Thursday, September 4, 2008

Interdomain Routing

This paper is an informal discussion of the BGP. It initially discusses the reasons for the existence of such a protocol; this includes a small lesson on the structure of the internet (with multiple tiers of ISPs, from universities and small business at tier 3 up to tier 1 ISPs). The goal of BGP4 is to allow different autonomous systems to exchange reachability information. A given tier 2 ISP wishes to inform peers about all of its customers (thereby providing its customers faster connections to customers of competing ISPs in the same region), and at the same time, it wishes to acquire reachability information from its provider (thereby giving its customers access to the parts of the internet that the ISP knows nothing about). There are a few additional constraints, such as the fact that no ISP wants to export information about its peers to other peers (since it is not benefiting directly from any traffic that its peers route through its gateways).

The protocol is fairly simple; it is simply a collection of data that is forwarded from one gateway to the next (and is sometimes changed when forwarded). The first is LOCAL PREF, which determines whether the information being given is for a local customer. This information is used (as stated above) to make decisions about whether or not to forward reachability information. The second is the ASPATH. This is the path that is taken within a single AS; its length is used as a factor to determine which routing information is optimal. MED is a number which can be used to give a preference to certain paths (i.e. routing long paths across a provider instead of internal gateways). There is also eBGP vs iBGP (prefer routes learned from peers to routes that were propagated through internal gateways), as well as IGP (internal path). If everything is a tie, then the AS employs some deterministic tiebreaker.

This paper is fairly unclear at times (since it actually appears to be lecture notes, I hope nobody's offended). It does a poor job of distinguishing between the protocol itself (which is fairly simple) and the task of designing a system that will efficiently and correctly implement the protocol. Often, there are references to the topology of the gateway connections, which is a topic that (while very interconnected with the protocol) should probably be treated separately.

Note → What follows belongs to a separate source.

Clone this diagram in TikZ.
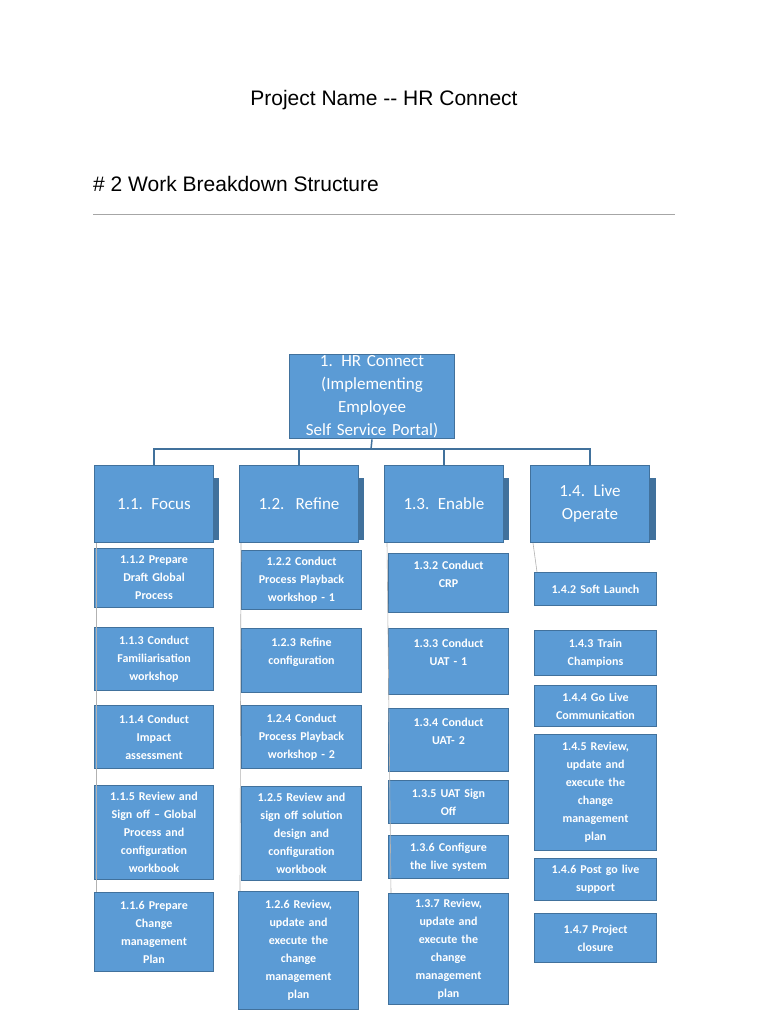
\documentclass[tikz,border=0pt]{standalone}
\usepackage{fontspec}
\setmainfont{Carlito}
\newfontfamily\hfont{Liberation Sans}
\begin{document}
\begin{tikzpicture}[x=1pt,y=-1pt,
  box/.style={draw=boxedge,fill=boxfill,line width=1pt,anchor=north west,text=white,align=center,inner sep=1pt,font=\fontsize{12}{18}\selectfont\bfseries},
  big/.style={box,font=\fontsize{17}{23}\selectfont},
  conn/.style={draw=boxedge,line width=1.5pt},
  guide/.style={draw=gray!60,line width=0.6pt}]
\definecolor{boxfill}{HTML}{5B9BD5}
\definecolor{boxedge}{HTML}{41719C}
\useasboundingbox (0,0) rectangle (768,1024);
\fill[white] (0,0) rectangle (768,1024);
\newcommand\bx[7][box]{\node[#1,minimum width=#4,minimum height=#5,text width=#4-8] (#6) at (#2,#3) {#7};}
\node[font=\hfont\fontsize{21}{25}\selectfont] (title) at (384,100) {Project Name -- HR Connect};
\node[font=\hfont\fontsize{21}{25}\selectfont,anchor=west,inner sep=0] (head) at (93,184) {\# 2 Work Breakdown Structure};
\coordinate (r1) at (93,214); \coordinate (r2) at (675,214);
\draw[gray!70,line width=0.8pt] (r1) -- (r2);
% shadows of level-1
\foreach \x in {213,358,503,650}{\fill[boxedge] (\x,478) rectangle (\x+6,540);}
\bx[big]{289}{354}{165}{77}{root}{1. HR Connect\\(Implementing Employee\\Self Service Portal)}
\bx[big]{94}{465}{119}{77}{f}{1.1. Focus}
\bx[big]{239}{465}{119}{77}{r}{1.2.\ \ Refine}
\bx[big]{384}{465}{119}{77}{e}{1.3. Enable}
\bx[big]{530}{465}{119}{77}{l}{1.4. Live Operate}
\coordinate (j) at (371,449);
\draw[conn] (root.south) -- (j);
\draw[conn] (f.north) |- (j) -| (l.north);
\draw[conn] (r.north) -- (r.north |- j);
\draw[conn] (e.north) -- (e.north |- j);
% column 1
\bx{94}{548}{119}{59}{a2}{1.1.2 Prepare\\Draft Global\\Process}
\bx{94}{627}{119}{63}{a3}{1.1.3 Conduct\\Familiarisation\\workshop}
\bx{94}{705}{119}{63}{a4}{1.1.4 Conduct\\Impact\\assessment}
\bx{94}{785}{119}{94}{a5}{1.1.5 Review and\\Sign off -- Global\\Process and\\configuration\\workbook}
\bx{94}{892}{119}{79}{a6}{1.1.6 Prepare\\Change\\management\\Plan}
% column 2
\bx{241}{550}{120}{59}{b2}{1.2.2 Conduct\\Process Playback\\workshop - 1}
\bx{241}{628}{120}{64}{b3}{1.2.3 Refine\\configuration\\~}
\bx{241}{705}{120}{63}{b4}{1.2.4 Conduct\\Process Playback\\workshop - 2}
\bx{241}{786}{120}{94}{b5}{1.2.5 Review and\\sign off solution\\design and\\configuration\\workbook}
\bx{238}{891}{120}{118}{b6}{1.2.6 Review,\\update and\\execute the\\change\\management\\plan}
% column 3
\bx{388}{553}{120}{59}{c2}{1.3.2 Conduct\\CRP\\~}
\bx{388}{628}{120}{66}{c3}{1.3.3 Conduct\\UAT - 1\\~}
\bx{388}{708}{120}{63}{c4}{1.3.4 Conduct\\UAT- 2\\~}
\bx{388}{780}{120}{43}{c5}{1.3.5 UAT Sign\\Off}
\bx{388}{835}{120}{43}{c6}{1.3.6 Configure\\the live system}
\bx{388}{893}{120}{111}{c7}{1.3.7 Review,\\update and\\execute the\\change\\management\\plan}
% column 4
\bx{534}{572}{122}{33}{d2}{1.4.2 Soft Launch}
\bx{534}{630}{122}{45}{d3}{1.4.3 Train\\Champions}
\bx{534}{685}{122}{41}{d4}{1.4.4 Go Live\\Communication}
\bx{534}{734}{122}{116}{d5}{1.4.5 Review,\\update and\\execute the\\change\\management\\plan}
\bx{534}{858}{122}{42}{d6}{1.4.6 Post go live\\support}
\bx{534}{913}{122}{49}{d7}{1.4.7 Project\\closure}
% guide lines
\begin{scope}[on background layer/.style={}]
\draw[guide] ([xshift=2pt]f.south west) -- ([xshift=2pt]a6.north west);
\draw[guide] ([xshift=2pt]r.south west) -- ([xshift=2pt]b6.north west);
\draw[guide] ([xshift=3pt]e.south west) -- ([xshift=3pt]c7.north west);
\draw[guide] ([xshift=3pt]l.south west) -- ([xshift=3pt]d2.north west);
\end{scope}
\end{tikzpicture}
\end{document}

One of the reasons the topology is best treated separately is because (as the paper says), there are several open problems in determining the best topology. In particular, in the section on failover and scalability, it is noted that in order to have a backup path in place in case of a failure, it is necessary to use pad the ASPATH that comes across a particular connection for particular IP prefixes. This is obviously not a scalable solution, and the question of how to do this is open-ended.